<<<<

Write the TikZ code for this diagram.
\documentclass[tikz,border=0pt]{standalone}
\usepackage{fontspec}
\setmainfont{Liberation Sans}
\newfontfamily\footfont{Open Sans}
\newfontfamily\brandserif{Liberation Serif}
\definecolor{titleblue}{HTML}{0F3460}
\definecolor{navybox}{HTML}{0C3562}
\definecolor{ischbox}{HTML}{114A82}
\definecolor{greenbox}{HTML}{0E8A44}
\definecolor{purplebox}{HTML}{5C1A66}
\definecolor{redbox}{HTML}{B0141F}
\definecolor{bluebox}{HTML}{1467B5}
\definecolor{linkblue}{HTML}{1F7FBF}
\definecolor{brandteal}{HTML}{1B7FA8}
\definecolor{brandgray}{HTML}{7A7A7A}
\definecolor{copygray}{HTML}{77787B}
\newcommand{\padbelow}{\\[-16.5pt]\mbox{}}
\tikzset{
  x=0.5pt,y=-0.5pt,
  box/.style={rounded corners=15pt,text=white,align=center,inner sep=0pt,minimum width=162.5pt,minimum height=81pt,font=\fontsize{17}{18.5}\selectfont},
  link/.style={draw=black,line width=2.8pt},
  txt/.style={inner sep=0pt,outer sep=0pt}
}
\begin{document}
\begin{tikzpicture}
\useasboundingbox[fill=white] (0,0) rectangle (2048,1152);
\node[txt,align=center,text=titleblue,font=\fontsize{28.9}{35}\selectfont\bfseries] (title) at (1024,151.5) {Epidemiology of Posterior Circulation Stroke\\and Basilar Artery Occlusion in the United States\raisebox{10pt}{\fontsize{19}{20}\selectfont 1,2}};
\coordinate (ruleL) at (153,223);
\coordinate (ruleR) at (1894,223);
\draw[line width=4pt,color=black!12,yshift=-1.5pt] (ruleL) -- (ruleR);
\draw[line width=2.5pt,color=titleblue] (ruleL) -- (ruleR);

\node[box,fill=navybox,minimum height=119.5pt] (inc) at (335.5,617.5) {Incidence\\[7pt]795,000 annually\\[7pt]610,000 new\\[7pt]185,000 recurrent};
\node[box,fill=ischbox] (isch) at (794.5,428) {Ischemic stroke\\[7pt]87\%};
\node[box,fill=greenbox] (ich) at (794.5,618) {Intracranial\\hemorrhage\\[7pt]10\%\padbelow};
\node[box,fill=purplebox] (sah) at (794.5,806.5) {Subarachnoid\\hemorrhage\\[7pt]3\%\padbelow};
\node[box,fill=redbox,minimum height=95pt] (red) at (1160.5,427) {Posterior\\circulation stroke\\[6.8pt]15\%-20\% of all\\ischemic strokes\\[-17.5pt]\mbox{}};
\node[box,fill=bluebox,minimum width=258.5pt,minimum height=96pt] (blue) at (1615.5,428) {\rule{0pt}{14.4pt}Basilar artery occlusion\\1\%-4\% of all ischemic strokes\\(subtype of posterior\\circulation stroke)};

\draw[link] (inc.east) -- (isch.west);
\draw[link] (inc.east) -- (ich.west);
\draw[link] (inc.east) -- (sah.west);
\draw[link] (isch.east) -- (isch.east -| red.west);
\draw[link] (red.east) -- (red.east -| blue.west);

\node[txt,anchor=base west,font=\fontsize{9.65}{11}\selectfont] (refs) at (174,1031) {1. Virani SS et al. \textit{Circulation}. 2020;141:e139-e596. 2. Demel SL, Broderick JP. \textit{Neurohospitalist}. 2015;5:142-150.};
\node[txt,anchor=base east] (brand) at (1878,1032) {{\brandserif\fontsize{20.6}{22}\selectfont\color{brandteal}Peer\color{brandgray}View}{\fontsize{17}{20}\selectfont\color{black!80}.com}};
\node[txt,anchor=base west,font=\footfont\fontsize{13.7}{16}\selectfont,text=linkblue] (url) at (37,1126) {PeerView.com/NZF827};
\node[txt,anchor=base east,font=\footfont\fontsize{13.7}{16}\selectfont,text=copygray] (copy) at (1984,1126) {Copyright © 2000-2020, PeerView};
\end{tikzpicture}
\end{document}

>>>>
<<<<

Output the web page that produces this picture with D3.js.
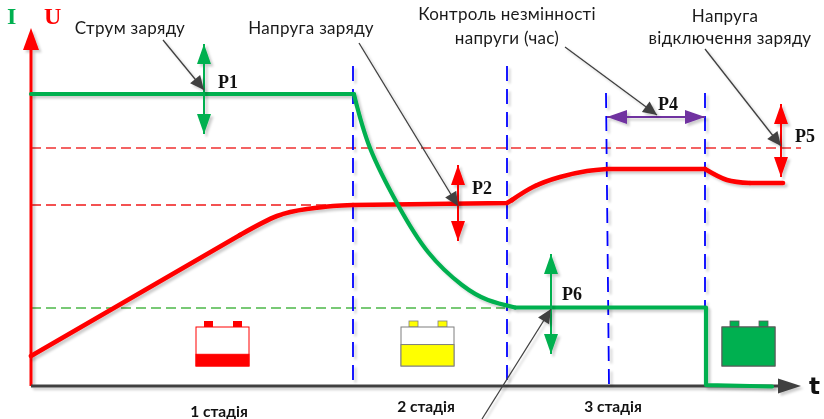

>>>>

_Exercise objective:_
Copy each line containing the word "this" from the data.

_Finished exercise:_
Write the TikZ code for this diagram.
Output the web page that produces this picture with D3.js.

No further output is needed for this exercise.